My good friend Dan Hoffman attended the Dangerous Education dinner that was held last year in Barcelona. As a CEO excited about improving workforce development and an EdTech advisor, investor, and entrepreneur, he was a valuable addition to the group we brought together.

We had an incredible discussion about how and why the school system has failed us, and people shared quite differing opinions on who is ultimately responsible for educating our young people.

Since I’ve been back to Barcelona for a few months (Dan, like me, is technically based in New York but also enjoying the Spanish mediterranean for a while), I figured I’d reconnect with him for a follow-up conversation about the "Jeffersonian Dinner" experience.

On why he was at the table:

“I think everyone at the dinner had the same question because the caliber of people was impressive but the backgrounds were so diverse.

In my case, I was new to the field of education. However, as a CEO I think a lot about the necessity of establishing a culture of learning. Learning gives me energy so I decided that would be the inspiration for my next venture.”

On his favorite teacher: 

“That question got wildly different responses when you asked it over dinner. I remember Tiina Makela, a renowned expert in the Finnish Education system saying every teacher was her favorite which sounded pretty unrealistic until she explained that she was taught that it was her job as the student to learn — that the onus was on her.“

On what came after the dinner: 

“Well, one guy from the dinner ended up as a business partner, and another as an advisor.
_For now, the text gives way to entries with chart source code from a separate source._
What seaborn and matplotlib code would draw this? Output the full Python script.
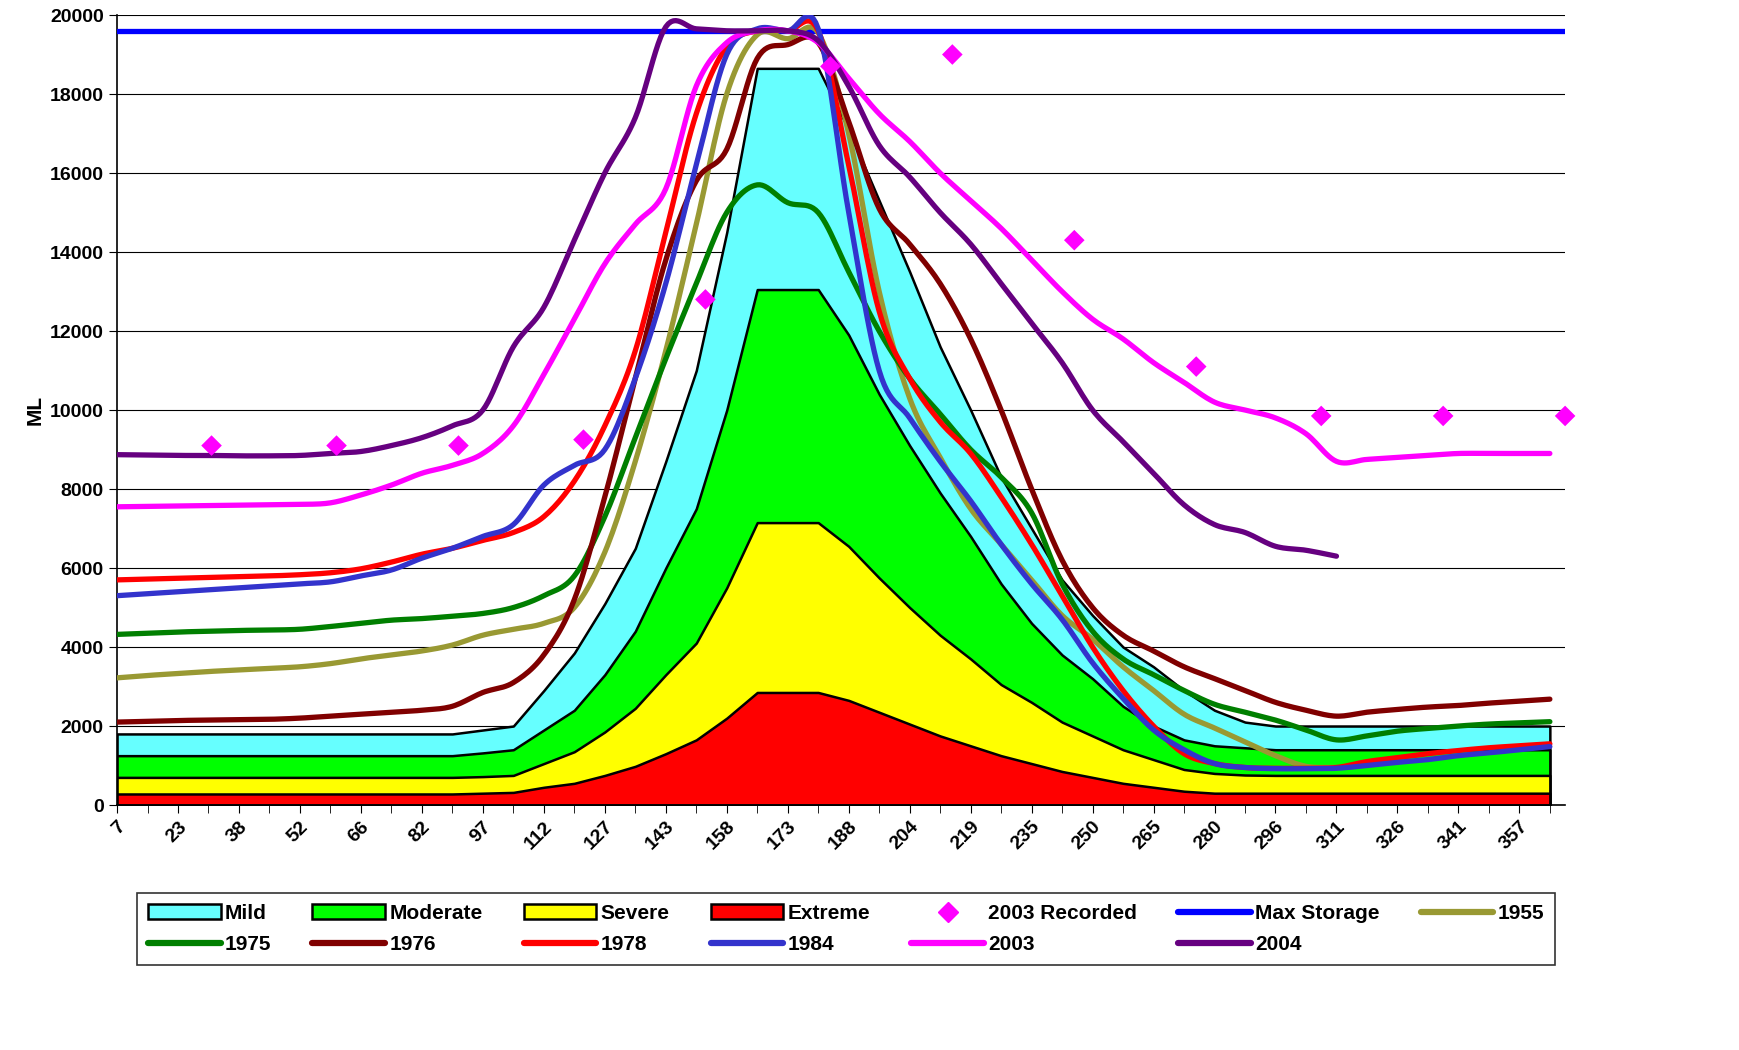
import numpy as np
import matplotlib
matplotlib.use("Agg")
import matplotlib.pyplot as plt
import seaborn as sns
from matplotlib.patches import Patch
from matplotlib.lines import Line2D

# category labels (every other category is labelled)
day_labels = ['7', '23', '38', '52', '66', '82', '97', '112', '127', '143', '158', '173',
              '188', '204', '219', '235', '250', '265', '280', '296', '311', '326', '341', '357']

mild = [1800] * 12 + [1900, 2000, 2900, 3850, 5100, 6500, 8700, 11000, 14500, 18650, 18650, 18650,
                      17100, 15300, 13500, 11600, 10000, 8300, 7000, 5700, 4800, 4000, 3500, 2900,
                      2400, 2100, 2000] + [2000] * 9
moderate = [1250] * 12 + [1320, 1400, 1900, 2400, 3300, 4400, 6000, 7500, 10000, 13050, 13050, 13050,
                          11900, 10400, 9100, 7900, 6800, 5600, 4600, 3800, 3200, 2500, 2000, 1650,
                          1500, 1450, 1400] + [1400] * 9
severe = [700] * 12 + [720, 750, 1050, 1350, 1850, 2450, 3300, 4100, 5500, 7150, 7150, 7150,
                       6550, 5750, 5000, 4300, 3700, 3050, 2600, 2100, 1750, 1400, 1150, 900,
                       800, 760, 750] + [750] * 9
extreme = [280] * 12 + [300, 320, 450, 550, 750, 980, 1300, 1650, 2200, 2850, 2850, 2850,
                        2650, 2350, 2050, 1750, 1500, 1250, 1050, 850, 700, 550, 450, 350,
                        300, 300, 300] + [300] * 9

max_storage = 19600

y1955 = [3220, 3280, 3330, 3380, 3420, 3460, 3500, 3580, 3700, 3800, 3900, 4050, 4300, 4450, 4600, 5000,
         6400, 8700, 11500, 14700, 18000, 19500, 19400, 19550, 17000, 13000, 10300, 8800, 7500, 6600,
         5700, 4800, 4200, 3500, 2900, 2300, 1950, 1600, 1250, 980, 950]
y1975 = [4320, 4350, 4380, 4400, 4420, 4430, 4450, 4520, 4600, 4680, 4720, 4780, 4850, 5000, 5300, 5800,
         7300, 9300, 11300, 13200, 15000, 15700, 15250, 15000, 13500, 12000, 10800, 9900, 9000, 8300,
         7400, 5600, 4400, 3700, 3300, 2900, 2550, 2350, 2150, 1900, 1650, 1750, 1870, 1940, 2000,
         2050, 2080, 2110]
y1976 = [2100, 2120, 2140, 2150, 2160, 2170, 2200, 2250, 2300, 2350, 2400, 2500, 2850, 3100, 3800, 5200,
         7800, 10800, 13800, 15800, 16600, 18900, 19250, 19300, 17300, 15100, 14200, 13200, 11800, 10000,
         8000, 6200, 5000, 4300, 3900, 3500, 3200, 2900, 2600, 2400, 2250, 2350, 2420, 2480, 2520,
         2580, 2630, 2680]
y1978 = [5700, 5720, 5740, 5760, 5780, 5800, 5830, 5880, 5980, 6150, 6350, 6500, 6700, 6900, 7300, 8200,
         9600, 11500, 14500, 17500, 19200, 19600, 19600, 19600, 16200, 12500, 10800, 9700, 8900, 7800,
         6600, 5300, 4000, 2900, 2000, 1300, 1050, 950, 930, 930, 950, 1100, 1200, 1300, 1380,
         1450, 1500, 1550]
y1984 = [5300, 5350, 5400, 5450, 5500, 5550, 5600, 5650, 5800, 5950, 6250, 6500, 6800, 7100, 8100, 8600,
         9000, 10800, 13200, 16200, 19000, 19650, 19600, 19650, 15000, 11000, 9800, 8700, 7700, 6600,
         5600, 4700, 3600, 2700, 1900, 1400, 1050, 950, 920, 920, 930, 1000, 1080, 1150, 1250,
         1320, 1400, 1480]
y2003 = [7550, 7560, 7570, 7580, 7590, 7600, 7610, 7650, 7850, 8100, 8400, 8600, 8900, 9600, 10900, 12300,
         13700, 14700, 15600, 18200, 19300, 19600, 19600, 19300, 18400, 17500, 16800, 16000, 15300, 14600,
         13800, 13000, 12300, 11800, 11200, 10700, 10200, 10000, 9800, 9400, 8700, 8750, 8800, 8850,
         8900, 8900, 8900, 8900]
y2004 = [8870, 8860, 8850, 8850, 8840, 8840, 8850, 8900, 8950, 9100, 9300, 9600, 10000, 11600, 12600, 14300,
         16000, 17400, 19700, 19650, 19600, 19600, 19600, 19350, 18200, 16700, 15900, 15000, 14200, 13200,
         12200, 11200, 10000, 9200, 8400, 7600, 7100, 6900, 6550, 6450, 6300]

rec_pos = [3.1, 7.2, 11.2, 15.3, 19.3, 23.4, 27.4, 31.4, 35.4, 39.5, 43.5, 47.5]
rec_vals = [9100, 9100, 9100, 9250, 12800, 18700, 19000, 14300, 11100, 9850, 9850, 9850]


def smooth(vals, n=12):
    # Catmull-Rom curve through the points, like Excel's smoothed lines
    y = np.asarray(vals, float)
    x = np.arange(len(y), dtype=float)
    px = np.concatenate([[2 * x[0] - x[1]], x, [2 * x[-1] - x[-2]]])
    py = np.concatenate([[2 * y[0] - y[1]], y, [2 * y[-1] - y[-2]]])
    xs, ys = [], []
    t = np.linspace(0, 1, n, endpoint=False)
    for i in range(1, len(px) - 2):
        for arr, out in ((px, xs), (py, ys)):
            p0, p1, p2, p3 = arr[i - 1:i + 3]
            out.extend(0.5 * (2 * p1 + (-p0 + p2) * t + (2 * p0 - 5 * p1 + 4 * p2 - p3) * t ** 2
                              + (-p0 + 3 * p1 - 3 * p2 + p3) * t ** 3))
    xs.append(x[-1])
    ys.append(y[-1])
    return np.array(xs), np.array(ys)


sns.set_style("white")
plt.rcParams['font.family'] = ['Liberation Sans', 'DejaVu Sans']
plt.rcParams['font.weight'] = 'bold'
plt.rcParams['text.color'] = 'black'
plt.rcParams['xtick.color'] = 'black'
plt.rcParams['ytick.color'] = 'black'

fig = plt.figure(figsize=(17.39, 10.5), dpi=100)
ax = fig.add_axes([0.0673, 0.2333, 0.8327, 0.7524])

cats = np.arange(48)
band_handles = []
for vals, col, name in [(mild, '#66FFFF', 'Mild'), (moderate, '#00FF00', 'Moderate'),
                        (severe, '#FFFF00', 'Severe'), (extreme, '#FF0000', 'Extreme')]:
    ax.fill_between(cats, 0, vals, facecolor=col, edgecolor='black', linewidth=1.8, zorder=2)
    band_handles.append(Patch(facecolor=col, edgecolor='black', linewidth=1.8, label=name))

sns.scatterplot(x=rec_pos, y=rec_vals, marker='D', s=110, color='#FF00FF', edgecolor='none',
                ax=ax, zorder=5, clip_on=False)
ax.axhline(max_storage, color='#0000FF', linewidth=3.8, zorder=4)

line_specs = [(y1955, '#999933', '1955'), (y1975, '#007F00', '1975'), (y1976, '#800000', '1976'),
              (y1978, '#FF0000', '1978'), (y1984, '#3333CC', '1984'), (y2003, '#FF00FF', '2003'),
              (y2004, '#660080', '2004')]
line_handles = {}
for vals, col, name in line_specs:
    xs, ys = smooth(vals)
    sns.lineplot(x=xs, y=ys, color=col, linewidth=3.8, ax=ax, zorder=4, sort=False,
                 estimator=None, solid_capstyle='round')
    line_handles[name] = Line2D([], [], color=col, linewidth=4.5, solid_capstyle='round')

ax.set_xlim(0, 47.5)
ax.set_ylim(0, 20000)
ax.set_yticks(np.arange(0, 20001, 2000))
ax.yaxis.grid(True, color='black', linewidth=0.8)
ax.set_axisbelow(True)
ax.set_xticks(np.arange(0, 48, 2))
ax.set_xticks(np.arange(0, 48), minor=True)
ax.set_xticklabels(day_labels, rotation=45, ha='right', rotation_mode='anchor', fontsize=14)
ax.tick_params(axis='x', which='both', direction='out', length=6, color='black', bottom=True,
               labelcolor='black')
ax.tick_params(axis='y', labelsize=14, length=6, left=True, direction='out', labelcolor='black')
for s in ['top', 'right']:
    ax.spines[s].set_visible(False)
for s in ['left', 'bottom']:
    ax.spines[s].set_color('black')
    ax.spines[s].set_linewidth(1.2)
ax.set_ylabel('ML', fontsize=15, fontweight='bold', color='black')

rec_handle = Line2D([], [], marker='D', color='#FF00FF', linestyle='none', markersize=10)
max_handle = Line2D([], [], color='#0000FF', linewidth=4.5)
row1 = band_handles + [rec_handle, max_handle, line_handles['1955']]
lab1 = ['Mild', 'Moderate', 'Severe', 'Extreme', '2003 Recorded', 'Max Storage', '1955']
row2 = [line_handles[k] for k in ['1975', '1976', '1978', '1984', '2003', '2004']]
lab2 = ['1975', '1976', '1978', '1984', '2003', '2004']
handles, labels = [], []
for j in range(7):
    handles.append(row1[j]); labels.append(lab1[j])
    if j < 6:
        handles.append(row2[j]); labels.append(lab2[j])
    else:
        handles.append(Line2D([], [], linestyle='none')); labels.append('')
leg = fig.legend(handles, labels, ncol=7, loc='upper left', bbox_to_anchor=(0.073, 0.1, 0.827, 0.059),
                 mode='expand', frameon=True, fancybox=False, edgecolor='black', fontsize=15,
                 handlelength=3.5, handletextpad=0.2, borderpad=0.5, labelspacing=0.6)
leg.get_frame().set_linewidth(1.2)

fig.savefig('out.png', dpi=100)
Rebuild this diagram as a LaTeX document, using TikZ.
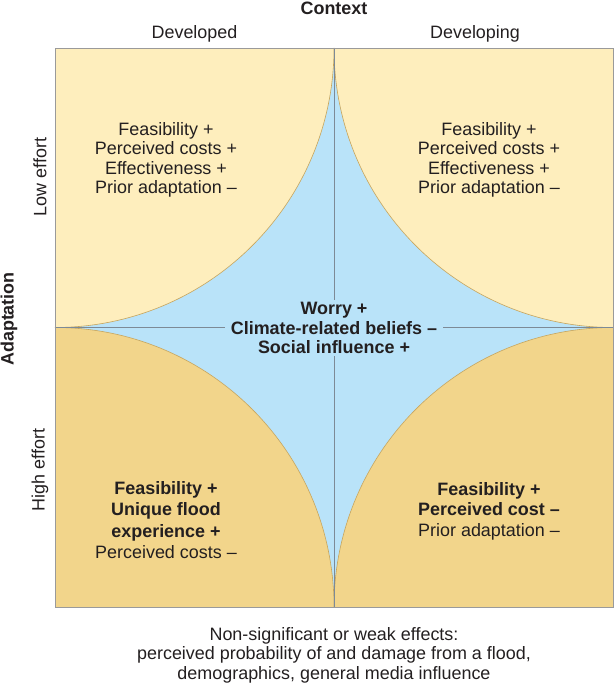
\documentclass[tikz,border=0pt]{standalone}
\usepackage{fontspec}
\setmainfont{Liberation Sans}
\usetikzlibrary{positioning}

\definecolor{lowfill}{HTML}{FEEEBD}
\definecolor{highfill}{HTML}{F2D58B}
\definecolor{corefill}{HTML}{B9E3F9}
\definecolor{arcline}{HTML}{C9A55A}
\definecolor{axisline}{HTML}{7D8A96}
\definecolor{frameline}{HTML}{9A9A9A}
\definecolor{ink}{HTML}{231F20}

\begin{document}
\begin{tikzpicture}[
      x=1bp, y=1bp,
      every node/.style={text=ink, font=\fontsize{18}{19.5}\selectfont},
      head/.style={font=\fontsize{18}{19.5}\selectfont\bfseries},
      quad/.style={align=center, inner sep=0pt},
      core/.style={align=center, fill=corefill, inner xsep=6bp, inner ysep=2bp,
          font=\fontsize{18}{19.5}\selectfont\bfseries},
      axis/.style={draw=axisline, line width=0.8bp},
      rim/.style={draw=arcline, line width=0.6bp},
    ]
    \useasboundingbox (0,0) rectangle (614,685);

    % corners and mid points of the square
    \coordinate (sw) at (55,78);
    \coordinate (ne) at (613,637);
    \coordinate (n) at (334,637);
    \coordinate (s) at (334,78);
    \coordinate (w) at (55,357.5);
    \coordinate (e) at (613,357.5);

    % effort halves
    \fill[lowfill] (w) rectangle (ne);
    \fill[highfill] (sw) rectangle (e);

    % shared core between the four quarter circles
    \path[fill=corefill, rim] (n)
      arc[start angle=0, end angle=-90, x radius=279, y radius=279.5]
      arc[start angle=90, end angle=0, x radius=279, y radius=279.5]
      arc[start angle=180, end angle=90, x radius=279, y radius=279.5]
      arc[start angle=270, end angle=180, x radius=279, y radius=279.5] -- cycle;

    \draw[axis] (n) -- (s);
    \draw[axis] (w) -- (e);
    \draw[draw=frameline, line width=0.8bp] (sw) rectangle (ne);

    % axis titles
    \node[head] (context) at (334,677) {Context};
    \node (developed) at (194.5,651) {Developed};
    \node (developing) at (475,651) {Developing};
    \node[head, rotate=90] (adaptation) at (9,366) {Adaptation};
    \node[rotate=90] (low) at (40,508) {Low effort};
    \node[rotate=90] (high) at (40,215) {High effort};

    % quadrants
    \node[quad] (ul) at (166,525) {Feasibility +\\ Perceived costs +\\
      Effectiveness +\\ Prior adaptation –};
    \node[quad] (ur) at (489,525) {Feasibility +\\ Perceived costs +\\
      Effectiveness +\\ Prior adaptation –};
    \node[quad] (ll) at (166,165) {\textbf{Feasibility +}\\[2bp] \textbf{Unique flood}\\[2bp]
      \textbf{experience +}\\[2bp] Perceived costs –};
    \node[quad] (lr) at (489,174) {\textbf{Feasibility +}\\[1bp] \textbf{Perceived cost –}\\[1bp]
      Prior adaptation –};

    \node[core] (centre) at (334,357) {Worry +\\ Climate-related beliefs –\\ Social influence +};

    \node[quad] (weak) at (334,30) {Non-significant or weak effects:\\
      perceived probability of and damage from a flood,\\
      demographics, general media influence};
  \end{tikzpicture}
\end{document}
A third gentleman, Eduard Vallory, had written World Scouting: Educating For Global Citizenship, a book about scouting and it was interesting because I never thought about the scout movement as the biggest educational institution on the planet. The diversity in the room really pushed the boundaries of thinking about education.”

“Overall I’m interested in how to get people to be self-directed learners. My next venture is exploring how to form peer groups with common interests to take learning journeys together.

On what topic he'd select if he were a dinner host:

“I've been thinking about the book Reinventing Organizations by Frederic Laloux and would love to further explore the future of the company. My new venture is specifically focused on this. There so many things that just feel wrong about organizations from the way we do budgeting to the practice of peer reviews, and I’d love to dive into this.

Some of the case studies I’ve read have been inspiring.  The U.S. military is super interesting — Stan McChrystal and the 5000+ person daily calls he’d have while commanding the Afghan war, for example.

Also there’s a Dutch home-care provider, Buurtzorg Nederland, that has 7000 employees and only thirty people in ‘headquarters’ because nurse teams self-govern. These are the types of ideas and cases I’d like to explore.”

On where he'd want to host his dinner: 

“We can do the direct opposite of the dinner topic and host in a bureaucratic city like Brussels.  I understand that in Kurdistan they are experimenting with interesting principles to create a non-hierarchical democratic government. So perhaps hosting it there, and inviting local leaders, would be interesting.”

On something we should have asked at the dinner:

There were so many things that came up throughout the night organically. There was already more that came out of it than what I think we all envisioned so I can’t think of anything additional.